Frequently Asked Questions (FAQs)
Here are some common questions about making Golabki:
- Can I use a different type of meat? Yes, you can use ground pork, ground turkey, or a mixture of meats.
- Can I use rice instead of bread in the filling? Yes, cooked rice is a common alternative. Use about ½ cup of cooked rice in place of the bread.
- How do I prevent the cabbage leaves from tearing? Blanch the cabbage leaves properly in boiling water until they are pliable. Don’t overcook them.
- Can I make Golabki in a slow cooker? Yes, arrange the Golabki in the slow cooker, cover with tomato sauce, and cook on low for 6-8 hours.
- What if I don’t have beef broth? You can use chicken broth, vegetable broth, or even water.
- Can I use canned tomato sauce instead of making my own? Yes, but the flavor won’t be as rich. Adjust the seasoning to your liking.
- How long do Golabki last in the refrigerator? They can be stored in the refrigerator for up to 3-4 days.
- Do I need to secure the rolls with thread?
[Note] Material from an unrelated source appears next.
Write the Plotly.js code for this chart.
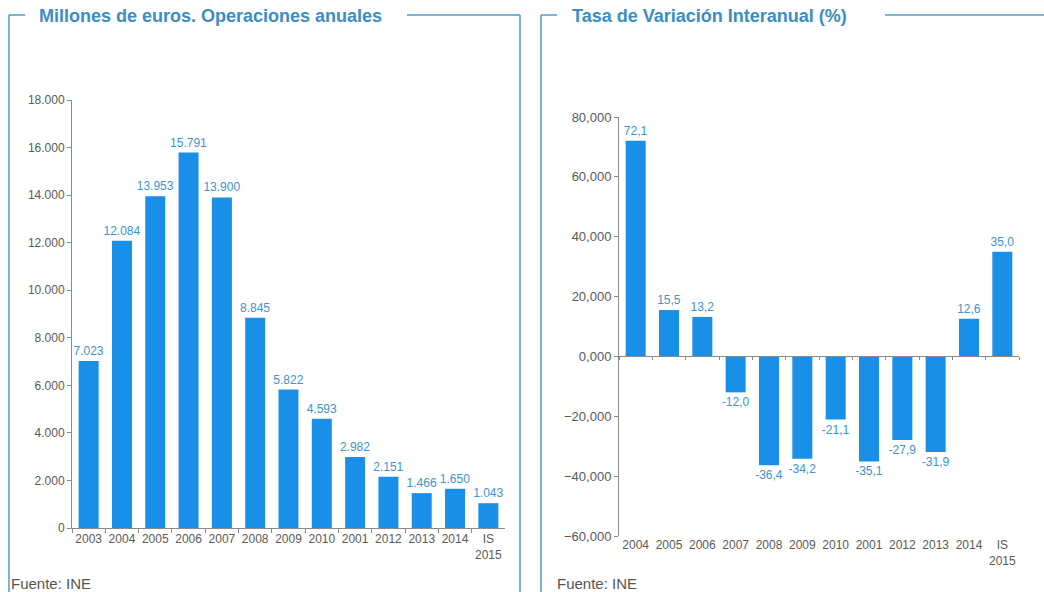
<!DOCTYPE html>
<html>
<head>
<meta charset="utf-8">
<script src="https://cdn.plot.ly/plotly-3.0.1.min.js"></script>
<style>html,body{margin:0;padding:0;background:#fff;}#chart{width:1044px;height:592px;}</style>
</head>
<body>
<div id="chart"></div>
<script>
// ---- data ----
var yearsLeft = ["2003","2004","2005","2006","2007","2008","2009","2010","2001","2012","2013","2014","IS<br>2015"];
var millonesEuros = [7023, 12084, 13953, 15791, 13900, 8845, 5822, 4593, 2982, 2151, 1466, 1650, 1043];
var yearsRight = ["2004","2005","2006","2007","2008","2009","2010","2001","2012","2013","2014","IS<br>2015"];
var tasaVariacion = [72.1, 15.5, 13.2, -12.0, -36.4, -34.2, -21.1, -35.1, -27.9, -31.9, 12.6, 35.0];
var titleLeft = "Millones de euros. Operaciones anuales";
var titleRight = "Tasa de Variación Interanual (%)";
var source = "Fuente: INE";

// ---- layout helpers (pixels -> paper) ----
var W = 1044, H = 592;
function px(x){ return x / W; }
function py(y){ return 1 - y / H; }

var barColor = "#1a8fe8";
var labelColor = "#3b95cf";
var tickColor = "#5a5a5a";
var axisColor = "#8a8a8a";
var frameColor = "#4f9cc6";
var font = "Liberation Sans, Arial, sans-serif";

var leftY = [0, 18000];
var rightY = [-60, 80];
var rightYDomain = [py(536), py(117)];
var zeroPos = rightYDomain[0] + (0 - rightY[0]) / (rightY[1] - rightY[0]) * (rightYDomain[1] - rightYDomain[0]);

var traces = [
  {
    type: "bar", x: yearsLeft, y: millonesEuros, xaxis: "x", yaxis: "y",
    marker: {color: barColor},
    texttemplate: "%{y:,.0f}", textposition: "outside", constraintext: "none",
    textfont: {family: font, size: 12, color: labelColor},
    cliponaxis: false, hoverinfo: "x+y"
  },
  {
    type: "bar", x: yearsRight, y: tasaVariacion, xaxis: "x2", yaxis: "y2",
    marker: {color: barColor},
    texttemplate: "%{y:.1f}", textposition: "outside", constraintext: "none",
    textfont: {family: font, size: 12, color: labelColor},
    cliponaxis: false, hoverinfo: "x+y"
  },
  {
    type: "scatter", mode: "none", x: yearsRight, y: tasaVariacion.map(function(){return 0;}),
    xaxis: "x3", yaxis: "y2", hoverinfo: "skip", showlegend: false
  }
];

var tickFontL = {family: font, size: 12, color: tickColor};
var tickFontR = {family: font, size: 13, color: tickColor};

var layout = {
  width: W, height: H,
  margin: {l: 0, r: 0, t: 0, b: 0},
  paper_bgcolor: "#ffffff", plot_bgcolor: "rgba(0,0,0,0)",
  showlegend: false,
  separators: ",.",
  bargap: 0.4,
  font: {family: font},
  xaxis: {
    domain: [px(72), px(505)], anchor: "y", type: "category",
    range: [-0.5, yearsLeft.length - 0.5], tickangle: 0,
    showline: true, linecolor: axisColor, linewidth: 1,
    ticks: "outside", ticklen: 4, tickcolor: axisColor, tickson: "boundaries",
    tickfont: tickFontL, showgrid: false, fixedrange: true
  },
  yaxis: {
    domain: [py(528), py(100)], anchor: "x",
    range: leftY, dtick: 2000, tickformat: ",.0f",
    showline: true, linecolor: axisColor, linewidth: 1,
    ticks: "outside", ticklen: 4, tickcolor: axisColor,
    tickfont: tickFontL, showgrid: false, zeroline: false, fixedrange: true
  },
  xaxis2: {
    domain: [px(619), px(1019)], anchor: "y2", type: "category",
    range: [-0.5, yearsRight.length - 0.5], tickangle: 0,
    showline: false, ticks: "", tickfont: tickFontL, showgrid: false, fixedrange: true
  },
  xaxis3: {
    domain: [px(619), px(1019)], overlaying: "x2", anchor: "free", position: zeroPos,
    type: "category", categoryarray: yearsRight, categoryorder: "array",
    range: [-0.5, yearsRight.length - 0.5],
    showline: true, linecolor: axisColor, linewidth: 1,
    ticks: "outside", ticklen: 3, tickcolor: axisColor, tickson: "boundaries",
    showticklabels: false, showgrid: false, fixedrange: true
  },
  yaxis2: {
    domain: rightYDomain, anchor: "x2",
    range: rightY, dtick: 20, tickformat: ".3f",
    showline: true, linecolor: axisColor, linewidth: 1,
    ticks: "outside", ticklen: 4, tickcolor: axisColor,
    tickfont: tickFontR, showgrid: false, zeroline: false, fixedrange: true
  },
  annotations: [
    {text: "<b>" + titleLeft + "</b>", xref: "paper", yref: "paper", x: px(37), y: py(16),
     xanchor: "left", yanchor: "middle", showarrow: false,
     font: {family: font, size: 18, color: "#3a8ec4"}},
    {text: "<b>" + titleRight + "</b>", xref: "paper", yref: "paper", x: px(570), y: py(16),
     xanchor: "left", yanchor: "middle", showarrow: false,
     font: {family: font, size: 18, color: "#3a8ec4"}},
    {text: source, xref: "paper", yref: "paper", x: px(9), y: py(583),
     xanchor: "left", yanchor: "middle", showarrow: false,
     font: {family: font, size: 15, color: "#555555"}},
    {text: source, xref: "paper", yref: "paper", x: px(555), y: py(583),
     xanchor: "left", yanchor: "middle", showarrow: false,
     font: {family: font, size: 15, color: "#555555"}}
  ],
  shapes: [
    // left panel frame
    {type: "line", xref: "paper", yref: "paper", x0: px(9), x1: px(25), y0: py(15), y1: py(15), line: {color: frameColor, width: 1.5}},
    {type: "line", xref: "paper", yref: "paper", x0: px(9), x1: px(9), y0: py(15), y1: py(592), line: {color: frameColor, width: 1.5}},
    {type: "line", xref: "paper", yref: "paper", x0: px(407), x1: px(520), y0: py(15), y1: py(15), line: {color: frameColor, width: 1.5}},
    {type: "line", xref: "paper", yref: "paper", x0: px(520), x1: px(520), y0: py(15), y1: py(592), line: {color: frameColor, width: 1.5}},
    // right panel frame
    {type: "line", xref: "paper", yref: "paper", x0: px(541), x1: px(557), y0: py(15), y1: py(15), line: {color: frameColor, width: 1.5}},
    {type: "line", xref: "paper", yref: "paper", x0: px(541), x1: px(541), y0: py(15), y1: py(592), line: {color: frameColor, width: 1.5}},
    {type: "line", xref: "paper", yref: "paper", x0: px(885), x1: px(1044), y0: py(15), y1: py(15), line: {color: frameColor, width: 1.5}}
  ]
};

Plotly.newPlot("chart", traces, layout, {displayModeBar: false, staticPlot: true});
</script>
</body>
</html>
It’s optional, but it helps to keep the rolls intact during cooking. You can also use toothpicks.
- Can I bake the Golabki instead of simmering them? Yes, bake them in a covered dish at 350°F (175°C) for about 1 hour and 30 minutes.
- What other vegetables can I add to the filling? Some people add finely diced carrots, celery, or mushrooms to the filling.
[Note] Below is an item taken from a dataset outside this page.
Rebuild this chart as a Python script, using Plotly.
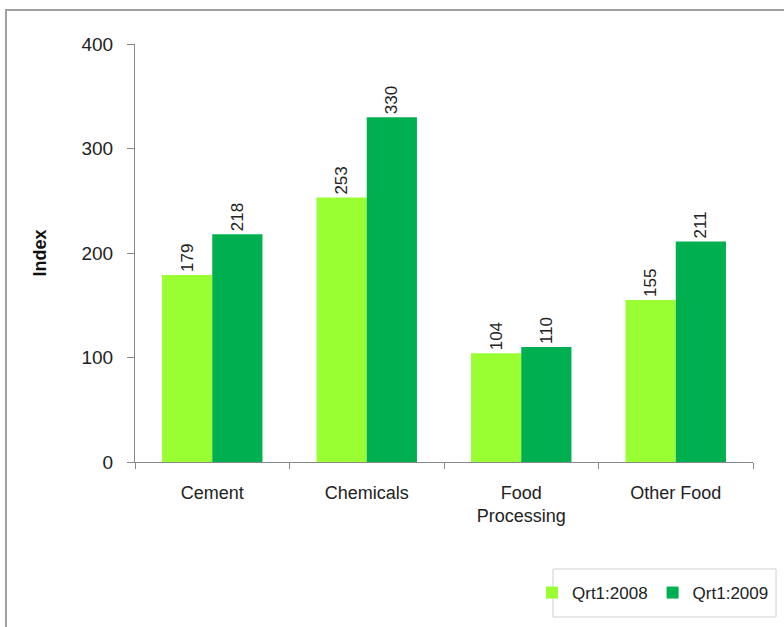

- Can I make a vegetarian version of Golabki? Yes, use a mixture of cooked lentils, rice, and vegetables in place of the meat.
- Why is sugar added to the tomato sauce? A small amount of sugar helps to balance the acidity of the tomatoes.
- How do I reheat Golabki? You can reheat them in the microwave, in a saucepan on the stovetop, or in the oven.
- Can I use frozen cabbage leaves? Yes, thaw them completely before using them.
- What makes this Golabki recipe special? The use of bread in the meat mixture creates a unique texture and flavor, and the combination of simple ingredients results in a comforting and satisfying dish that’s been passed down through generations.